Meet Nima, Aurora, Naavi, Anisa, Cieavash, Amer and Matt, the ‘storytellers’. The seven of them spend the evening dancing, rapping, playing, singing, acting, and storytelling around a platform that circles the centre of the room. With nothing more than an eclectic collection of musical instruments, their stories wind their way around the room, sparking laughter, wonder, and emotion in a raw and honest answer to the question, ‘Where are you from?’

This is no ordinary show, however. With the likes of Matt (composer and multi-instrumentalist) and Cieavash (musician who has pursued learning traditional Persian classical instruments) leading the musical element of the show, there’s a good chance that you’ll see instruments and hear sounds you’ve never heard of before, yet the storytellers embrace it as it takes their minds back to their roots.
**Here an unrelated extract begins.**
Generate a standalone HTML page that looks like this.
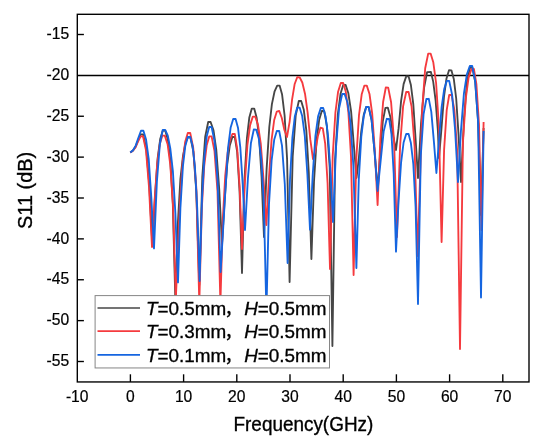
<!DOCTYPE html>
<html><head><meta charset="utf-8"><title>S11</title>
<style>
html,body{margin:0;padding:0;background:#fff;}
body{width:550px;height:445px;overflow:hidden;}
svg{display:block;}
text{font-family:"Liberation Sans","Noto Sans CJK SC",sans-serif;fill:#000;stroke:#000;stroke-width:0.2px;}
</style></head><body>
<svg width="550" height="445" viewBox="0 0 550 445">
<rect x="0" y="0" width="550" height="445" fill="#fff"/>
<g fill="none" stroke-linejoin="round" stroke-linecap="butt" stroke-width="1.85">
<line x1="77.3" y1="75.55" x2="529" y2="75.55" stroke="#000" stroke-width="1.4"/>
<polyline stroke="#464646" points="130.3,152.5 133.0,150.6 135.5,146.8 138.0,140.5 140.7,134.4 143.1,134.4 146.2,148.2 149.3,184.9 152.4,246.0 155.0,196.5 157.6,158.7 160.2,139.1 162.8,130.6 165.2,130.6 167.8,139.5 170.3,160.2 172.8,203.3 175.4,302.0 177.9,222.5 180.4,179.1 183.0,155.9 185.5,143.0 188.0,137.2 190.4,137.2 193.4,151.7 196.3,191.3 199.3,285.0 202.3,176.8 205.2,136.6 208.2,122.0 210.6,122.0 213.5,130.3 216.3,150.0 219.2,188.8 222.0,244.0 224.6,200.9 227.2,164.6 229.8,145.4 232.4,137.0 234.8,137.0 237.2,152.2 239.6,191.4 242.0,273.0 244.4,181.1 246.9,138.3 249.3,117.6 251.8,108.6 254.2,108.6 256.6,117.4 259.1,137.5 261.6,177.2 264.0,237.0 266.6,169.1 269.3,127.0 271.9,104.1 274.6,91.3 277.2,85.6 279.6,85.6 282.1,94.6 284.6,115.5 287.1,159.4 289.6,282.0 292.7,156.2 295.7,115.6 298.8,101.0 301.2,101.0 303.8,109.8 306.3,130.4 308.8,172.8 311.4,259.0 314.0,181.8 316.6,140.2 319.2,119.7 321.8,111.0 324.2,111.0 326.9,126.1 329.7,167.5 332.4,346.0 335.1,159.2 337.8,114.7 340.5,93.8 343.2,85.0 345.6,84.9 348.3,93.0 351.1,111.4 353.8,144.5 356.5,178.0 358.9,157.6 361.3,131.2 363.8,114.6 366.2,106.9 368.6,106.9 371.6,120.0 374.6,151.8 377.6,190.0 380.2,153.0 382.8,121.3 385.4,107.8 387.8,107.6 390.5,117.4 393.3,136.4 396.0,150.0 398.6,128.2 401.1,100.9 403.6,84.1 406.2,76.4 408.6,76.4 410.9,85.0 413.3,104.2 415.6,139.2 418.0,178.0 421.0,124.1 424.1,87.7 427.1,72.1 430.9,72.0 433.2,81.6 435.6,100.3 437.9,131.0 439.0,158.0 441.5,128.1 444.0,96.5 446.5,78.4 449.0,70.2 451.4,70.3 453.8,78.9 456.2,98.5 458.6,135.6 461.0,182.0 464.0,118.6 467.0,81.6 470.0,67.6 472.4,67.6 475.3,82.2 478.1,121.8 481.0,215.0 483.6,128.0"/>
<polyline stroke="#f53a3e" points="130.3,152.5 132.9,150.8 135.5,147.4 138.0,141.7 140.6,136.3 143.0,136.2 146.0,150.2 149.0,186.8 152.0,247.0 154.6,200.6 157.2,163.5 159.8,144.0 162.4,135.6 164.8,135.6 167.6,144.2 170.3,164.8 173.1,207.4 175.8,299.0 179.9,205.2 182.6,162.4 185.2,141.8 187.8,133.0 190.2,133.0 193.2,147.6 196.3,187.9 199.3,303.0 201.8,209.0 204.2,166.1 206.7,145.3 209.2,136.4 211.6,136.4 214.5,151.1 217.5,191.4 220.4,303.0 222.8,219.9 225.2,176.2 227.6,152.9 230.0,139.9 232.4,134.0 234.8,133.9 237.2,148.8 239.6,186.2 242.0,249.0 244.7,185.4 247.4,145.2 250.1,125.1 252.8,116.6 255.2,116.6 258.0,124.8 260.8,144.0 263.6,180.5 266.4,225.0 269.0,177.0 271.6,139.6 274.2,120.0 276.8,111.6 279.2,110.9 281.8,118.0 284.4,130.0 287.0,137.0 289.6,121.8 292.1,99.4 294.6,84.3 297.2,77.2 299.6,77.3 302.3,82.5 305.0,93.7 307.6,112.4 310.3,139.4 313.0,159.0 315.5,150.2 317.9,136.0 320.4,127.7 322.8,128.4 325.2,143.7 327.6,183.2 330.0,269.0 332.7,156.1 335.4,112.5 338.1,91.7 340.8,83.0 343.2,83.0 345.8,91.8 348.4,112.7 351.0,156.5 353.6,275.0 356.3,158.8 359.0,115.1 361.7,94.3 364.4,85.6 366.8,85.6 369.5,94.0 372.2,113.7 374.9,152.1 377.6,205.0 380.3,139.4 383.1,102.0 385.8,87.5 388.2,87.6 391.1,102.2 394.1,141.8 397.0,237.0 400.1,145.7 403.1,106.4 406.2,92.0 408.6,92.0 411.6,106.6 414.6,146.8 417.6,256.0 422.2,109.2 425.2,68.3 428.2,53.6 430.6,53.6 433.3,62.3 436.1,83.0 438.9,126.7 441.6,242.0 444.1,149.9 446.7,110.1 449.2,95.0 451.6,95.0 454.4,110.0 457.2,151.4 460.0,349.0 462.9,143.0 465.8,98.5 468.6,77.6 471.5,69.0 473.9,69.0 476.4,84.2 479.0,124.6 481.5,230.0 483.6,122.0"/>
<polyline stroke="#1565e0" points="130.3,152.5 133.0,150.2 135.7,145.6 138.3,138.0 141.0,130.7 143.4,130.7 146.0,139.2 148.7,158.8 151.3,197.0 154.0,248.4 156.9,181.4 159.9,144.0 162.8,129.8 165.2,129.8 167.8,135.6 170.3,148.4 172.9,171.3 175.4,213.6 178.0,282.4 180.4,207.9 182.9,166.4 185.3,145.9 187.8,137.0 190.2,137.0 192.6,146.0 194.9,166.5 197.2,207.9 199.6,281.0 202.0,198.8 204.4,156.6 206.8,136.0 209.2,127.0 211.6,127.0 214.6,141.5 217.6,180.9 220.6,272.0 225.4,190.3 228.0,148.3 230.6,127.8 233.2,119.0 235.6,119.0 238.0,127.7 240.3,147.3 242.7,184.3 245.0,230.0 247.9,178.5 250.9,143.3 253.8,129.5 256.2,129.6 258.8,138.5 261.3,159.3 263.8,202.8 266.4,312.0 269.0,204.1 271.6,160.6 274.2,139.8 276.8,131.0 279.2,131.0 282.0,145.6 284.8,184.3 287.6,263.0 290.0,179.5 292.4,137.3 294.8,116.6 297.2,107.6 299.6,107.6 302.2,116.1 304.8,136.0 307.4,174.8 310.0,229.6 312.7,175.0 315.4,136.2 318.1,116.4 320.8,108.0 323.2,108.0 325.6,116.6 328.1,136.3 330.6,173.8 333.0,222.0 336.1,146.4 339.1,108.2 342.2,94.0 344.6,94.0 347.5,102.5 350.5,123.0 353.4,166.1 356.4,268.0 358.8,179.2 361.3,136.7 363.8,115.9 366.2,107.0 368.6,106.9 371.6,120.0 374.6,152.1 377.6,191.0 380.7,160.4 383.7,131.2 386.8,118.8 389.2,119.0 391.5,134.4 393.7,173.5 396.0,251.6 398.6,200.4 401.1,162.3 403.6,142.5 406.2,134.0 408.6,134.0 410.9,143.1 413.3,164.0 415.6,207.0 418.0,304.0 420.8,155.1 423.6,114.0 426.4,99.0 428.8,98.8 431.3,111.9 433.9,141.7 436.4,173.0 439.0,140.3 441.6,107.5 444.2,89.1 446.8,80.9 449.2,80.9 452.1,94.7 455.1,130.0 458.0,182.0 460.9,131.5 463.9,93.7 466.9,74.2 469.8,66.0 472.2,66.0 475.1,80.8 478.1,122.0 481.0,297.6 483.6,131.0"/>
</g>
<!-- legend -->
<rect x="95.1" y="295.6" width="234.4" height="72.35" fill="#fff" stroke="#868686" stroke-width="1"/>
<g stroke-width="1.7">
<line x1="97.5" y1="308.0" x2="140" y2="308.0" stroke="#464646"/>
<line x1="97.5" y1="331.1" x2="140" y2="331.1" stroke="#f53a3e"/>
<line x1="97.5" y1="354.8" x2="140" y2="354.8" stroke="#1565e0"/>
</g>
<text transform="translate(146.0,314.5) scale(1.055,1.04)" font-size="17.9" style="stroke-width:0.32px" text-anchor="start"><tspan font-style="italic">T</tspan>=0.5mm</text>
<text transform="translate(224.6,314.5) scale(1.000,1.04)" font-size="17.9" style="stroke-width:0.32px" text-anchor="start">，</text>
<text transform="translate(244.2,314.5) scale(1.055,1.04)" font-size="17.9" style="stroke-width:0.32px" text-anchor="start"><tspan font-style="italic">H</tspan>=0.5mm</text>
<text transform="translate(146.0,338.1) scale(1.055,1.04)" font-size="17.9" style="stroke-width:0.32px" text-anchor="start"><tspan font-style="italic">T</tspan>=0.3mm</text>
<text transform="translate(224.6,338.1) scale(1.000,1.04)" font-size="17.9" style="stroke-width:0.32px" text-anchor="start">，</text>
<text transform="translate(244.2,338.1) scale(1.055,1.04)" font-size="17.9" style="stroke-width:0.32px" text-anchor="start"><tspan font-style="italic">H</tspan>=0.5mm</text>
<text transform="translate(146.0,361.8) scale(1.055,1.04)" font-size="17.9" style="stroke-width:0.32px" text-anchor="start"><tspan font-style="italic">T</tspan>=0.1mm</text>
<text transform="translate(224.6,361.8) scale(1.000,1.04)" font-size="17.9" style="stroke-width:0.32px" text-anchor="start">，</text>
<text transform="translate(244.2,361.8) scale(1.055,1.04)" font-size="17.9" style="stroke-width:0.32px" text-anchor="start"><tspan font-style="italic">H</tspan>=0.5mm</text>
<!-- frame -->
<rect x="77.30" y="14.30" width="451.70" height="367.65" fill="none" stroke="#000" stroke-width="1.38"/>
<g stroke="#000" stroke-width="1.38">
<line x1="77.3" y1="34.50" x2="83.9" y2="34.50"/>
<line x1="77.3" y1="116.25" x2="83.9" y2="116.25"/>
<line x1="77.3" y1="157.12" x2="83.9" y2="157.12"/>
<line x1="77.3" y1="198.00" x2="83.9" y2="198.00"/>
<line x1="77.3" y1="238.88" x2="83.9" y2="238.88"/>
<line x1="77.3" y1="279.75" x2="83.9" y2="279.75"/>
<line x1="77.3" y1="320.62" x2="83.9" y2="320.62"/>
<line x1="77.3" y1="361.50" x2="83.9" y2="361.50"/>
<line x1="130.40" y1="381.9" x2="130.40" y2="374.3"/>
<line x1="183.60" y1="381.9" x2="183.60" y2="374.3"/>
<line x1="236.80" y1="381.9" x2="236.80" y2="374.3"/>
<line x1="290.00" y1="381.9" x2="290.00" y2="374.3"/>
<line x1="343.20" y1="381.9" x2="343.20" y2="374.3"/>
<line x1="396.40" y1="381.9" x2="396.40" y2="374.3"/>
<line x1="449.60" y1="381.9" x2="449.60" y2="374.3"/>
<line x1="502.80" y1="381.9" x2="502.80" y2="374.3"/>
</g>
<text transform="translate(69.1,39.4) scale(1.03,1.08)" font-size="15.2" text-anchor="end">-15</text>
<text transform="translate(69.1,80.2) scale(1.03,1.08)" font-size="15.2" text-anchor="end">-20</text>
<text transform="translate(69.1,121.1) scale(1.03,1.08)" font-size="15.2" text-anchor="end">-25</text>
<text transform="translate(69.1,161.9) scale(1.03,1.08)" font-size="15.2" text-anchor="end">-30</text>
<text transform="translate(69.1,202.8) scale(1.03,1.08)" font-size="15.2" text-anchor="end">-35</text>
<text transform="translate(69.1,243.6) scale(1.03,1.08)" font-size="15.2" text-anchor="end">-40</text>
<text transform="translate(69.1,284.4) scale(1.03,1.08)" font-size="15.2" text-anchor="end">-45</text>
<text transform="translate(69.1,325.3) scale(1.03,1.08)" font-size="15.2" text-anchor="end">-50</text>
<text transform="translate(69.1,366.1) scale(1.03,1.08)" font-size="15.2" text-anchor="end">-55</text>
<text transform="translate(77.2,402.0) scale(1.03,1.08)" font-size="15.2" text-anchor="middle">-10</text>
<text transform="translate(130.4,402.0) scale(1.03,1.08)" font-size="15.2" text-anchor="middle">0</text>
<text transform="translate(183.6,402.0) scale(1.03,1.08)" font-size="15.2" text-anchor="middle">10</text>
<text transform="translate(236.8,402.0) scale(1.03,1.08)" font-size="15.2" text-anchor="middle">20</text>
<text transform="translate(290.0,402.0) scale(1.03,1.08)" font-size="15.2" text-anchor="middle">30</text>
<text transform="translate(343.2,402.0) scale(1.03,1.08)" font-size="15.2" text-anchor="middle">40</text>
<text transform="translate(396.4,402.0) scale(1.03,1.08)" font-size="15.2" text-anchor="middle">50</text>
<text transform="translate(449.6,402.0) scale(1.03,1.08)" font-size="15.2" text-anchor="middle">60</text>
<text transform="translate(502.8,402.0) scale(1.03,1.08)" font-size="15.2" text-anchor="middle">70</text>
<text transform="translate(303.4,430.5) scale(1.04,1.09)" font-size="18.2" style="stroke-width:0.32px" text-anchor="middle">Frequency(GHz)</text>
<text transform="translate(31.9,190.4) rotate(-90) scale(1.06,1.07)" font-size="18.8" style="stroke-width:0.32px" text-anchor="middle">S11 (dB)</text>
</svg>
</body></html>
Accompanied by the powerful words of poet Anisa and performer Aurora, you’ll be mesmerised by their captivating expressions of what has been and what is, and their plea for what they hope will be. You’ll then be dazzled as Naavi (body movement artist) twirls through modern adaptations of traditional Indian dance, followed by Nima who, in a ‘hold-nothing-back’ hip hop performance, will remind you of the heartache that comes with wishing you were something or someone else. Finally, Amer recounts his near-death experiences in an enthralling and bold performance, as he is reminded about just how valuable life is.

Entering the theatre, you’ll notice the wide range of people from all walks of life, from all corners of the globe, sitting alongside you. The performance is a reminder that each individual is a world, each with a story to tell and a unique way of telling it. Coming away from it, you have a new sense of the word ‘home’, as you’re reminded of how different people perceive, seek, and long for a ‘neighbourhood’ to belong in, one with bicycle paths and the smells of home cooking and neighbourly conversations over the back fence. It’s a performance unlike any other, that gives a voice to people who may be voiceless, and brings light to issues that have been taboo for too long, in a way that brings people together rather than forces them apart, through storytelling.

Storytelling has been a way of connecting people, communities and cultures for thousands of years, and this 2020 rendition of the art is an ode to the storytellers before us, and an introduction to the future of storytelling. Despite who you are, where you’re from, and where you call ‘home’, stories will be something that brings us together, and 'The Neighbourhood' is a beautiful example of this.

It’s honest, authentic, and deeply moving, imbued with a sense of hope, power and recognition.

'The Neighbourhood' is on at La Boite Theatre until 29 February.